SNAT means that an intermediate party in a connection changes network packages ports and IPs because the source is not directly reachable from the destination.
SNAT is done with Docker because each container has it's own virtual network interface (veth). Connections from containers to other containers on the same host can talk directly without an intermediate party.
However connections to external IPs need to go through the Linux bridge on the host (cni0, docker0) and the actual main interface (eth0). Because external IPs can't reply to the container direclty, SNAT needs to happen.
SNAT is done by choosing a port on the host that is used to "proxy" the connection to the container and replacing the IP address in the package. The external IPs reply goes to the host, which translates the package to the container based on the port. For the external IP it looks like the connection comes from the host.
Iptables is a tool to do SNAT and is part of the Linux kernel netfilter package. Iptables is instructed by the Kubernetes CNI to route packges from a container to an external IP over the host. Conntrack, which is also part of the netfilter package, keeps track of all the ports and connections.
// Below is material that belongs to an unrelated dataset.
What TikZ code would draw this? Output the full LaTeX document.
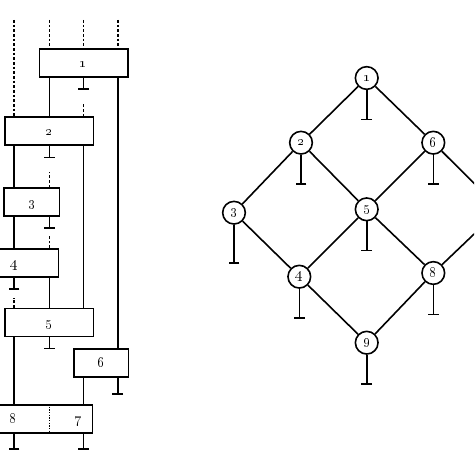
\documentclass[tikz,border=0pt]{standalone}
\usetikzlibrary{arrows.meta}
\tikzset{
  wire/.style={line width=1.2pt},
  dotwire/.style={line width=1.2pt, dash pattern=on 2pt off 1.5pt},
  stub/.style={line width=1.2pt, -{Bar[width=8pt]}},
  blok/.style={draw, line width=1.2pt, minimum height=21pt, inner sep=0pt, font=\fontsize{11}{13}\selectfont, text height=1.7ex, text depth=0.2ex},
  knoop/.style={draw, circle, line width=1.2pt, minimum size=17pt, inner sep=0pt, font=\fontsize{11}{13}\selectfont},
}
\begin{document}
\begin{tikzpicture}[x=0.75pt,y=-0.75pt]
        \useasboundingbox (0,0) rectangle (474,474);
        \clip (0,0) rectangle (474,474);
        % left: the blocks on four wires
        \coordinate (t1) at (14,20);
        \coordinate (t2) at (49.3,20);
        \coordinate (t3) at (83.3,20);
        \coordinate (t4) at (117.7,20);
        \node[blok, minimum width=66.3pt] (b1) at (83.5,63.3) {\oldstylenums{1}};
        \node[blok, minimum width=66.3pt] (b2) at (49.2,131.3) {\oldstylenums{2}};
        \node[blok, minimum width=41.5pt] (b3) at (31.7,202.2) {\oldstylenums{3}};
        \node[blok, minimum width=66.3pt] (b4) at (14.3,262.8) {\oldstylenums{4}};
        \node[blok, minimum width=66.3pt] (b5) at (49.2,322.5) {\oldstylenums{5}};
        \node[blok, minimum width=40.8pt] (b6) at (101.2,363) {\oldstylenums{6}};
        \node[blok, minimum width=91.7pt] (b87) at (31.2,418.8) {};
        \node[font=\fontsize{11}{13}\selectfont, text height=1.7ex, text depth=0.2ex] (l8) at (13.3,418.8) {\oldstylenums{8}};
        \node[font=\fontsize{11}{13}\selectfont, text height=1.7ex, text depth=0.2ex] (l7) at (77.7,418.8) {\oldstylenums{7}};
        \coordinate (d) at (49,0);
        \draw[line width=0.6pt, dash pattern=on 1pt off 1pt] (d |- b87.north) -- (d |- b87.south);
        % incoming wires
        \draw[dotwire] (t1) -- (t1 |- b2.north);
        \foreach \t in {t2,t3,t4}
            \draw[dotwire] (\t) -- (\t |- b1.north);
        % solid wires between blocks
        \draw[wire] (t2 |- b1.south) -- (t2 |- b2.north);
        \draw[wire] (t4 |- b1.south) -- (t4 |- b6.north);
        \draw[wire] (t1 |- b2.south) -- (t1 |- b3.north);
        \draw[wire] (t3 |- b2.south) -- (t3 |- b5.north);
        \draw[wire] (t1 |- b3.south) -- (t1 |- b4.north);
        \draw[wire] (t2 |- b4.south) -- (t2 |- b5.north);
        \draw[wire] (t1 |- b5.south) -- (t1 |- b87.north);
        \draw[wire] (t3 |- b6.south) -- (t3 |- b87.north);
        % cut wires
        \draw[stub] (t3 |- b1.south) -- ++(0,12);
        \draw[dotwire] (t3 |- b2.north) -- ++(0,-14);
        \draw[stub] (t2 |- b2.south) -- ++(0,12);
        \draw[dotwire] (t2 |- b3.north) -- ++(0,-15);
        \draw[stub] (t2 |- b3.south) -- ++(0,12);
        \draw[dotwire] (t2 |- b4.north) -- ++(0,-12);
        \draw[stub] (t1 |- b4.south) -- ++(0,12);
        \draw[dotwire] (t1 |- b5.north) -- ++(0,-10);
        \draw[stub] (t2 |- b5.south) -- ++(0,12);
        \draw[stub] (t4 |- b6.south) -- ++(0,17);
        \draw[stub] (t1 |- b87.south) -- ++(0,16);
        \draw[stub] (t3 |- b87.south) -- ++(0,16);
        % right: the lattice
        \node[knoop] (n1) at (366.7,78) {\oldstylenums{1}};
        \node[knoop] (n2) at (301,142.7) {\oldstylenums{2}};
        \node[knoop] (n6) at (433.3,142.7) {\oldstylenums{6}};
        \node[knoop] (n3) at (234,212.7) {\oldstylenums{3}};
        \node[knoop] (n5) at (366.7,209.3) {\oldstylenums{5}};
        \node[knoop] (n4) at (299.3,276.7) {\oldstylenums{4}};
        \node[knoop] (n8) at (433.3,273) {\oldstylenums{8}};
        \node[knoop] (n9) at (366.7,342.7) {\oldstylenums{9}};
        \coordinate (n7) at (500,209.3);
        \foreach \a/\b in {n1/n2,n1/n6,n2/n3,n2/n5,n6/n5,n6/n7,n3/n4,n5/n4,n5/n8,n8/n7,n4/n9,n8/n9}
            \draw[wire] (\a) -- (\b);
        \foreach \n in {n1,n2,n4,n5,n6,n8,n9}
            \draw[stub] (\n.south) -- ++(0,30);
        \draw[stub] (n3.south) -- ++(0,39);
\end{tikzpicture}
\end{document}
For every new connection from a container to an external IP, a port is allocated and written into the conntrack table.
To allocate a new port, by default the last allocated port number is incremented. Because the increment is not atomic, concurrent connection attempts can allocate the same port. This is the race condition. When writing the new connection to conntrack, the second package is dropped because the entry already exists. The statistics conntrack -S
has the fields “insert_failed” and "drops" which show that inserts fail and packages are dropped.
Iptables supports other ways to allocate ports, controlled with the option --random
and --random-fully
. The latter doesn't have the race condition. The Kubernetes CNI is responsible to set the iptables options and should use this option to avoid the race condition.
Avoid SNAT in internal networks. Often containers connect to "external IPs" which are still within the same internal VPC, for example Redis/Memcached/MySQL.
In AWS EKS each pod has their own IP address and network interface, which means that there is no need to do SNAT to central services like RDS/Memcached/Redis.